:: Short task ::
Retype the entries, please, from their first line to the line containing "from matplotlib.patches import Patch", exactly and only those lines, minus the pictures.

[Items listed in a dataset]
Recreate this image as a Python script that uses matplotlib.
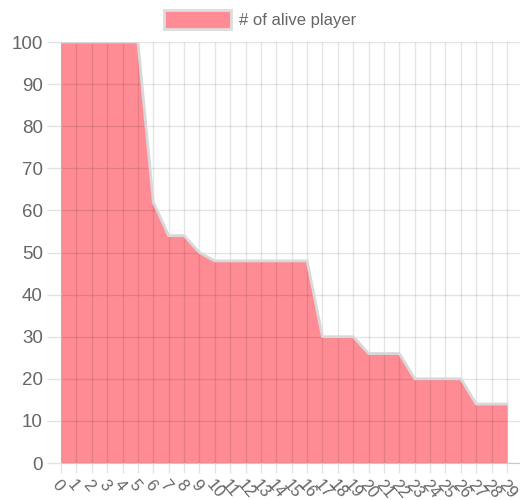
import matplotlib
matplotlib.use("Agg")
import matplotlib.pyplot as plt
from matplotlib.patches import Patch

rounds = list(range(30))
alive = [100, 100, 100, 100, 100, 100, 62, 54, 54, 50,
         48, 48, 48, 48, 48, 48, 48, 30, 30, 30,
         26, 26, 26, 20, 20, 20, 20, 14, 14, 14]
x_labels = [str(i) for i in rounds]
y_ticks = list(range(0, 101, 10))

fill_color = "#ff8c94"
line_color = "#d8d8d8"
text_color = "#666666"

plt.rcParams["font.family"] = ["Liberation Sans", "DejaVu Sans"]

fig = plt.figure(figsize=(5.2, 5.0), dpi=100)
W, H = 520, 500
left, right, top, bottom = 61, 520, 42, 463
ax = fig.add_axes([left / W, (H - bottom) / H, (right - left) / W, (bottom - top) / H])

ax.fill_between(rounds, alive, 0, color=fill_color, linewidth=0, zorder=2)
ax.plot(rounds, alive, color=line_color, linewidth=2, zorder=3)

step = (507 - 61) / 29
ax.set_xlim(0, (right - left) / step)
ax.set_ylim(0, 100)

ax.set_xticks(rounds)
ax.set_xticklabels(x_labels, rotation=-50, ha="left", va="top",
                   rotation_mode="anchor", fontsize=12, color=text_color)
ax.set_yticks(y_ticks)
ax.set_yticklabels([str(v) for v in y_ticks], fontsize=13.5, color=text_color)

ax.grid(True, color="black", alpha=0.1, linewidth=1, zorder=2.5)
ax.set_axisbelow(False)

ax.tick_params(axis="both", length=10, width=1, color="#e3e3e3", pad=3)
ax.tick_params(axis="x", length=7)
for side in ["top", "right"]:
    ax.spines[side].set_visible(False)
ax.spines["left"].set_color("#c8c8c8")
ax.spines["bottom"].set_color("#c8c8c8")

handle = Patch(facecolor=fill_color, edgecolor="#dddddd", linewidth=2)
fig.legend([handle], ["# of alive player"], loc="upper center",
           bbox_to_anchor=(0.5, 1.0), frameon=False, fontsize=12,
           labelcolor=text_color, handlelength=4.0, handleheight=1.4,
           borderaxespad=0.2, handletextpad=0.5)

fig.savefig("out.png", dpi=100)
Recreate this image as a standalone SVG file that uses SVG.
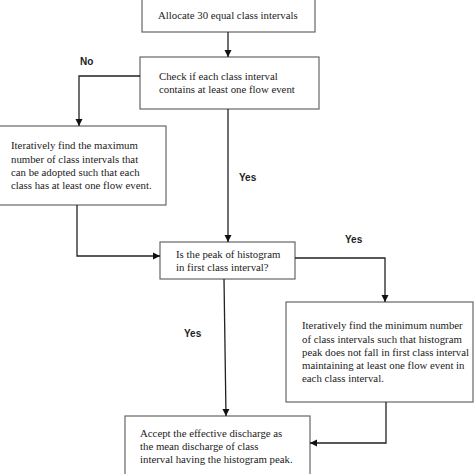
<svg xmlns="http://www.w3.org/2000/svg" width="474" height="474" viewBox="0 0 474 474">
<defs>
<marker id="ah" markerWidth="8" markerHeight="8" refX="7" refY="4" orient="auto" markerUnits="userSpaceOnUse">
<path d="M0,0.5 L7,4 L0,7.5 Z" fill="#111"/>
</marker>
<style>
.box{fill:#fff;stroke:#666;stroke-width:1.2}
.t{font-family:"Liberation Serif","Times New Roman",serif;font-size:10.8px;fill:#222}
.lbl{font-family:"Liberation Sans",Arial,sans-serif;font-size:10px;font-weight:bold;fill:#222}
.c{fill:none;stroke:#222;stroke-width:1.3;marker-end:url(#ah)}
</style>
</defs>
<rect width="474" height="474" fill="#fff"/>
<g id="n1">
<rect class="box" x="142" y="-5" width="173" height="37"/>
<text class="t" x="158" y="19">Allocate 30 equal class intervals</text>
</g>
<g id="n2">
<rect class="box" x="140" y="57" width="179" height="52"/>
<text class="t" x="159" y="80">Check if each class interval</text>
<text class="t" x="159" y="93">contains at least one flow event</text>
</g>
<g id="n3">
<rect class="box" x="-2" y="126" width="168" height="79"/>
<text class="t" x="11" y="149">Iteratively find the maximum</text>
<text class="t" x="11" y="163">number of class intervals that</text>
<text class="t" x="11" y="176">can be adopted such that each</text>
<text class="t" x="11" y="189">class has at least one flow event.</text>
</g>
<g id="n4">
<rect class="box" x="160" y="242" width="135" height="37"/>
<text class="t" x="176" y="258">Is the peak of histogram</text>
<text class="t" x="176" y="271">in first class interval?</text>
</g>
<g id="n5">
<rect class="box" x="286" y="302" width="187" height="100"/>
<text class="t" x="302" y="329">Iteratively find the minimum number</text>
<text class="t" x="302" y="343">of class intervals such that histogram</text>
<text class="t" x="302" y="356">peak does not fall in first class interval</text>
<text class="t" x="302" y="369">maintaining at least one flow event in</text>
<text class="t" x="302" y="382">each class interval.</text>
</g>
<g id="n6">
<rect class="box" x="125" y="416" width="185" height="64"/>
<text class="t" x="140" y="437">Accept the effective discharge as</text>
<text class="t" x="140" y="450">the mean discharge of class</text>
<text class="t" x="140" y="463">interval having the histogram peak.</text>
</g>
<g id="connectors">
<path class="c" d="M228,32 V57"/>
<path class="c" d="M140,76 H79 V126"/>
<path class="c" d="M228,109 V242"/>
<path class="c" d="M77,205 V256 H160"/>
<path class="c" d="M295,258 H385 V302"/>
<path class="c" d="M224,279 L226,416"/>
<path class="c" d="M386,402 V443 H310"/>
<text class="lbl" x="80" y="65">No</text>
<text class="lbl" x="239" y="181">Yes</text>
<text class="lbl" x="345" y="243">Yes</text>
<text class="lbl" x="184" y="337">Yes</text>
</g>
</svg>
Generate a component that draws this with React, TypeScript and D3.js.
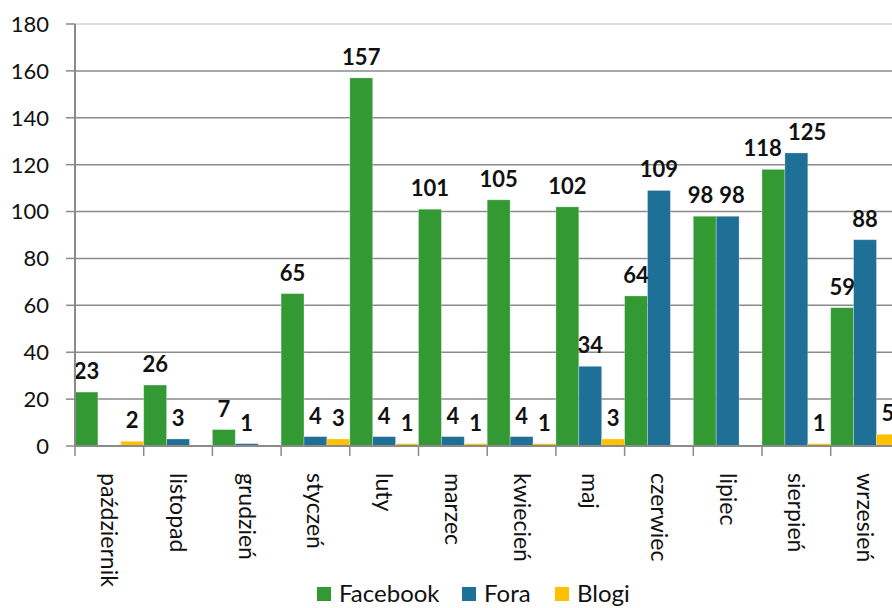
import React from "react";
import * as d3 from "d3";

const months = ["październik", "listopad", "grudzień", "styczeń", "luty", "marzec", "kwiecień", "maj", "czerwiec", "lipiec", "sierpień", "wrzesień"];
const seriesNames = ["Facebook", "Fora", "Blogi"];
const facebook = [23, 26, 7, 65, 157, 101, 105, 102, 64, 98, 118, 59];
const fora = [0, 3, 1, 4, 4, 4, 4, 34, 109, 98, 125, 88];
const blogi = [2, 0, 0, 3, 1, 1, 1, 3, 0, 0, 1, 5];
const yTicks = [0, 20, 40, 60, 80, 100, 120, 140, 160, 180];
const colors = ["#339933", "#1f7096", "#ffc000"];

const W = 892, H = 608;
const left = 75, catW = 68.7, top = 24, bottom = 446;
const labelFont = 22;
const digitW = 12.8;
const labelGap = 13;
const capH = 16;

export default function App() {
  const values = [facebook, fora, blogi];
  const x = d3.scaleBand<string>().domain(months).range([left, left + catW * months.length]).padding(0);
  const xs = d3.scaleBand<string>().domain(seriesNames).range([0, x.bandwidth()]).padding(0);
  const y = d3.scaleLinear().domain([0, 180]).range([bottom, top]);
  const font = "Lato, 'Open Sans', sans-serif";

  // build labels with simple horizontal collision avoidance
  const labels: { key: string; x: number; y: number; v: number }[] = [];
  months.forEach((m, i) => {
    const row = seriesNames.map((s, j) => {
      const v = values[j][i];
      const cx = (x(m) as number) + (xs(s) as number) + xs.bandwidth() / 2;
      return { key: m + s, x: cx, y: y(v) - labelGap, v, w: String(v).length * digitW };
    }).filter((l) => l.v > 0);
    for (let k = 0; k < row.length - 1; k++) {
      const a = row[k], b = row[k + 1];
      if (Math.abs(a.y - b.y) < capH + 2) {
        const need = (a.w + b.w) / 2 + 6;
        const have = b.x - a.x;
        if (have < need) {
          const d = (need - have) / 2;
          a.x -= d;
          b.x += d;
        }
      }
    }
    row.forEach((l) => labels.push(l));
  });

  return (
    <svg width={W} height={H} style={{ position: "absolute", left: 0, top: 0, background: "#fff" }} fontFamily={font}>
      {yTicks.map((t) => (
        <g key={t}>
          {t > 0 && <line x1={left} x2={W} y1={y(t)} y2={y(t)} stroke={t === 180 ? "#d4d4d4" : "#8a8a8a"} strokeWidth={1.5} />}
          <line x1={66} x2={left} y1={y(t)} y2={y(t)} stroke="#8a8a8a" strokeWidth={1.5} />
          <text x={49} y={y(t)} dy="0.36em" textAnchor="end" fontSize={22} fill="#111">{t}</text>
        </g>
      ))}
      {months.map((m, i) => (
        <g key={m}>
          {seriesNames.map((s, j) => {
            const v = values[j][i];
            const bx = (x(m) as number) + (xs(s) as number);
            return v > 0 ? (
              <rect key={s} x={bx} y={y(v)} width={xs.bandwidth()} height={bottom - y(v)} fill={colors[j]} stroke="#ffffff" strokeOpacity={0.35} strokeWidth={0.8} />
            ) : null;
          })}
        </g>
      ))}
      {labels.map((l) => (
        <text key={"v" + l.key} x={l.x} y={l.y} textAnchor="middle" fontSize={labelFont} fontWeight="bold" fill="#111">{l.v}</text>
      ))}
      <line x1={left} x2={left} y1={top} y2={bottom} stroke="#8a8a8a" strokeWidth={2} />
      <line x1={left} x2={W} y1={bottom} y2={bottom} stroke="#8a8a8a" strokeWidth={2} />
      {months.map((m) => (
        <line key={"t" + m} x1={(x(m) as number)} x2={(x(m) as number)} y1={bottom} y2={bottom + 10} stroke="#8a8a8a" strokeWidth={1.5} />
      ))}
      {months.map((m) => {
        const cx = (x(m) as number) + x.bandwidth() / 2;
        return (
          <text key={"l" + m} transform={`translate(${cx - 8},473) rotate(90)`} fontSize={23} fill="#111">{m}</text>
        );
      })}
      {seriesNames.map((s, j) => {
        const lx = [317, 462, 555][j];
        return (
          <g key={"lg" + s}>
            <rect x={lx} y={587} width={14} height={14} fill={colors[j]} />
            <text x={lx + 22} y={602} fontSize={24} fill="#111">{s}</text>
          </g>
        );
      })}
    </svg>
  );
}
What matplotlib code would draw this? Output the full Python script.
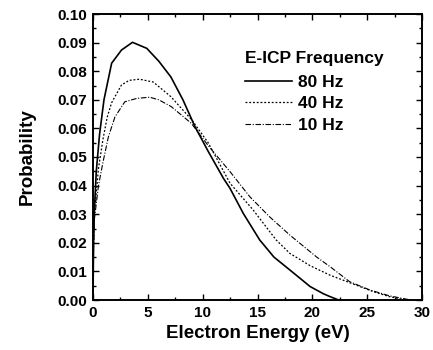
import matplotlib
matplotlib.use("Agg")
import matplotlib.pyplot as plt
from matplotlib.ticker import MultipleLocator, FormatStrFormatter

plt.rcParams['font.family'] = ['Liberation Sans', 'DejaVu Sans']

# Data
x_80 = [0, 0.05, 0.12, 0.3, 0.6, 1.0, 1.7, 2.6, 3.6, 4.9, 6.0, 7.1, 8.2, 9.3,
        10.5, 11.9, 12.5, 13.7, 15.2, 16.5, 17.95, 19.8, 21.0, 21.6, 22.4]
y_80 = [0, 0.020, 0.031, 0.045, 0.058, 0.070, 0.0828, 0.0874, 0.0901, 0.0880,
        0.0835, 0.0780, 0.0700, 0.0606, 0.0520, 0.0425, 0.0390, 0.0303, 0.0210,
        0.0150, 0.0105, 0.0047, 0.0022, 0.0012, 0.0]

x_40 = [0, 0.05, 0.12, 0.5, 0.9, 1.3, 1.7, 2.6, 3.3, 4.25, 5.5, 7.1, 9.0, 10.5,
        12.5, 14.6, 16.7, 17.95, 19.8, 21.6, 24.0, 25.5, 27.0, 28.0, 28.7]
y_40 = [0, 0.020, 0.030, 0.046, 0.056, 0.064, 0.069, 0.0752, 0.0768, 0.0772,
        0.0762, 0.0711, 0.0630, 0.0550, 0.0408, 0.0315, 0.0210, 0.0163, 0.0120,
        0.0087, 0.0052, 0.0030, 0.0012, 0.0004, 0.0]

x_10 = [0, 0.05, 0.12, 0.5, 0.9, 1.4, 2.0, 2.9, 4.0, 5.17, 6.0, 7.14, 8.96,
        10.5, 12.49, 14.3, 16.1, 17.95, 20.4, 21.6, 23.4, 25.25, 27.0, 28.3, 29.0]
y_10 = [0, 0.018, 0.028, 0.040, 0.048, 0.057, 0.064, 0.0693, 0.0705, 0.0709,
        0.0700, 0.0676, 0.0618, 0.0540, 0.0449, 0.0361, 0.0291, 0.0227, 0.0150,
        0.0117, 0.0064, 0.0035, 0.0015, 0.0005, 0.0]

labels = ['80 Hz', '40 Hz', '10 Hz']
legend_title = 'E-ICP Frequency'
x_label = 'Electron Energy (eV)'
y_label = 'Probability'

fig = plt.figure(figsize=(4.33, 3.5), dpi=100)
ax = fig.add_axes([93/433, 1 - 300/350, (422 - 93)/433, (300 - 14)/350])

ax.plot(x_80, y_80, color='black', lw=1.2, ls='-', label=labels[0])
ax.plot(x_40, y_40, color='black', lw=0.9, ls=(0, (1.5, 1.5)), label=labels[1])
ax.plot(x_10, y_10, color='black', lw=0.8, ls=(0, (5, 1.5, 1, 1.5)), label=labels[2])

ax.set_xlim(0, 30)
ax.set_ylim(0, 0.10)
ax.xaxis.set_major_locator(MultipleLocator(5))
ax.xaxis.set_minor_locator(MultipleLocator(2.5))
ax.yaxis.set_major_locator(MultipleLocator(0.01))
ax.yaxis.set_minor_locator(MultipleLocator(0.005))
ax.yaxis.set_major_formatter(FormatStrFormatter('%.2f'))

ax.tick_params(which='both', direction='in', top=True, right=True, width=1.0)
ax.tick_params(which='major', length=4.5, labelsize=11, pad=4)
ax.tick_params(which='minor', length=2.5)
for lab in ax.get_xticklabels() + ax.get_yticklabels():
    lab.set_fontweight('bold')
for s in ax.spines.values():
    s.set_linewidth(1.4)

ax.set_xlabel(x_label, fontsize=13.5, fontweight='bold', labelpad=4)
ax.set_ylabel(y_label, fontsize=13.5, fontweight='bold', labelpad=16)

leg = ax.legend(title=legend_title, loc='upper left', bbox_to_anchor=(0.462, 0.87),
                frameon=False, fontsize=12.5, title_fontsize=12.5, handlelength=2.7,
                handletextpad=0.35, labelspacing=0.38, borderpad=0, borderaxespad=0,
                alignment='left')
leg._legend_box.sep = 6
for t in leg.get_texts():
    t.set_fontweight('bold')
leg.get_title().set_fontweight('bold')

fig.savefig('out.png', dpi=100)
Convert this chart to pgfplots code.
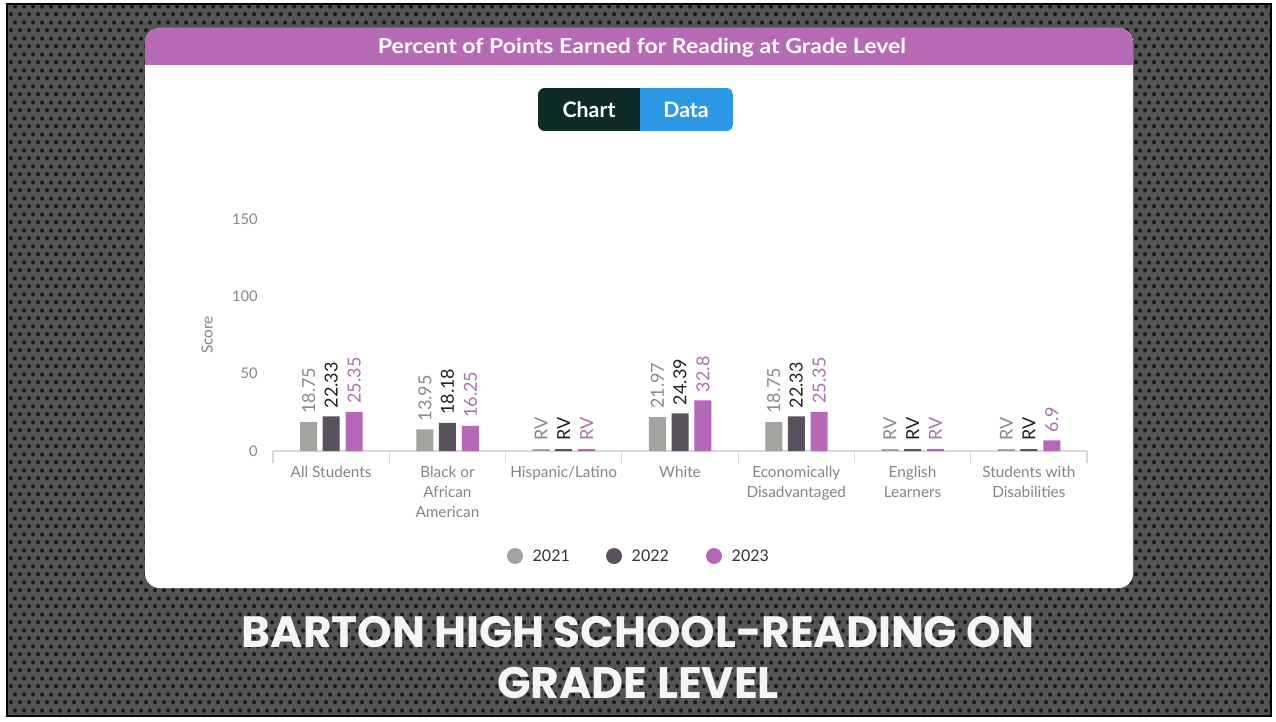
\documentclass[border=0pt]{standalone}
\usepackage{pgfplots}
\pgfplotsset{compat=1.18}
\usepackage{fontspec}
\setmainfont{Lato}
\newfontfamily\titlefont{Poppins}
\usetikzlibrary{patterns.meta}
\definecolor{bgdark}{HTML}{545456}
\definecolor{cardpurple}{HTML}{B76AB6}
\definecolor{c21}{HTML}{A3A3A0}
\definecolor{c22}{HTML}{5A525E}
\definecolor{c23}{HTML}{B767B9}
\definecolor{btndark}{HTML}{0E2B27}
\definecolor{btnblue}{HTML}{2D98E6}
\definecolor{ticklab}{HTML}{858585}
\definecolor{lab21}{HTML}{8A8A8A}
\definecolor{lab22}{HTML}{222222}
\definecolor{lab23}{HTML}{A873AA}
\tikzdeclarepattern{
  name=hexdots,
  type=uncolored,
  bounding box={(0pt,0pt) and (6.75pt,11.7pt)},
  tile size={(6.75pt,11.7pt)},
  code={
    \fill (1.69pt,2.92pt) circle (1.65pt);
    \fill (5.06pt,8.77pt) circle (1.65pt);
  }
}
\begin{document}
\begin{tikzpicture}[x=0.75pt,y=0.75pt]
% slide background
\fill[white] (0,0) rectangle (1276,721);
\fill[bgdark] (7,5) rectangle (1271,717);
\fill[pattern=hexdots, pattern color=black!90] (7,5) rectangle (1271,717);
\draw[black, line width=1pt] (7,5) rectangle (1271,717);
% card
\fill[white, rounded corners=11pt] (145,133) rectangle (1133,693);
\begin{scope}
  \clip[rounded corners=11pt] (145,133) rectangle (1133,693);
  \fill[cardpurple] (145,656) rectangle (1133,693);
\end{scope}
\node[text=white, font=\bfseries, inner sep=0pt] at (642,673)
  {\resizebox{396pt}{11.5pt}{Percent of Points Earned for Reading at Grade Level}};
% toggle buttons
\begin{scope}
  \clip[rounded corners=5pt] (538,590) rectangle (733,633);
  \fill[btndark] (538,590) rectangle (640,633);
  \fill[btnblue] (640,590) rectangle (733,633);
\end{scope}
\node[text=white, font=\bfseries\fontsize{16}{16}\selectfont] at (589,611.5) {Chart};
\node[text=white, font=\bfseries\fontsize{16}{16}\selectfont] at (686,611.5) {Data};
% legend
\fill[c21] (515,165) circle (8);
\node[anchor=west, text=black!80, font=\fontsize{12}{12}\selectfont] at (528,165) {2021};
\fill[c22] (614,165) circle (8);
\node[anchor=west, text=black!80, font=\fontsize{12}{12}\selectfont] at (627,165) {2022};
\fill[c23] (714,165) circle (8);
\node[anchor=west, text=black!80, font=\fontsize{12}{12}\selectfont] at (727,165) {2023};
% big slide title
\node[text=gray!8, font=\titlefont\bfseries, inner sep=0pt] at (638,89)
  {\resizebox{594pt}{!}{BARTON HIGH SCHOOL-READING ON}};
\node[text=gray!8, font=\titlefont\bfseries, inner sep=0pt] at (638,38)
  {\resizebox{211.5pt}{!}{GRADE LEVEL}};
% chart
\begin{axis}[
  at={(204.75pt,202.5pt)}, anchor=south west,
  scale only axis, width=610.5pt, height=174pt,
  xmin=-0.5, xmax=6.5, ymin=0, ymax=150,
  clip=false,
  ybar, bar width=12.75pt,
  axis x line*=bottom, axis y line*=left,
  x axis line style={draw=gray!30, line width=0.8pt, -},
  y axis line style={draw=none},
  xtick={0,...,6},
  xticklabels={{All Students},{Black or\\African\\American},{Hispanic/Latino},{White},{Economically\\Disadvantaged},{English\\Learners},{Students with\\Disabilities}},
  minor xtick={-0.5,0.5,...,6.5},
  tick align=outside,
  major tick length=0pt, minor tick length=9pt,
  minor x tick style={draw=gray!30, line width=0.8pt},
  ytick={0,50,100,150}, ytick style={draw=none},
  /pgf/number format/assume math mode=true,
  xticklabel style={font=\fontsize{11.5}{15}\selectfont, text=ticklab, align=center, yshift=-8pt},
  yticklabel style={font=\fontsize{11}{11}\selectfont, text=ticklab, xshift=-8pt},
  ylabel={Score},
  ylabel style={at={(axis description cs:-0.081,0.5)}, anchor=center, font=\fontsize{11.5}{11.5}\selectfont, text=ticklab},
  point meta=explicit symbolic,
  nodes near coords,
  nodes near coords style={rotate=90, anchor=west, inner xsep=6pt, font=\fontsize{13.5}{13.5}\selectfont},
]
\addplot[fill=c21, draw=none, bar shift=-16.9pt, nodes near coords style={text=lab21}]
  coordinates {(0,18.75) [18.75] (1,13.95) [13.95] (2,1.2) [RV] (3,21.97) [21.97] (4,18.75) [18.75] (5,1.2) [RV] (6,1.2) [RV]};
\addplot[fill=c22, draw=none, bar shift=0pt, nodes near coords style={text=lab22}]
  coordinates {(0,22.33) [22.33] (1,18.18) [18.18] (2,1.2) [RV] (3,24.39) [24.39] (4,22.33) [22.33] (5,1.2) [RV] (6,1.2) [RV]};
\addplot[fill=c23, draw=none, bar shift=17.2pt, nodes near coords style={text=lab23}]
  coordinates {(0,25.35) [25.35] (1,16.25) [16.25] (2,1.2) [RV] (3,32.8) [32.8] (4,25.35) [25.35] (5,1.2) [RV] (6,6.9) [6.9]};
\end{axis}
\end{tikzpicture}
\end{document}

:: Written answer ::
Recreate this image as a Python script that uses matplotlib.
import matplotlib
matplotlib.use("Agg")
import matplotlib.pyplot as plt
from matplotlib.patches import Patch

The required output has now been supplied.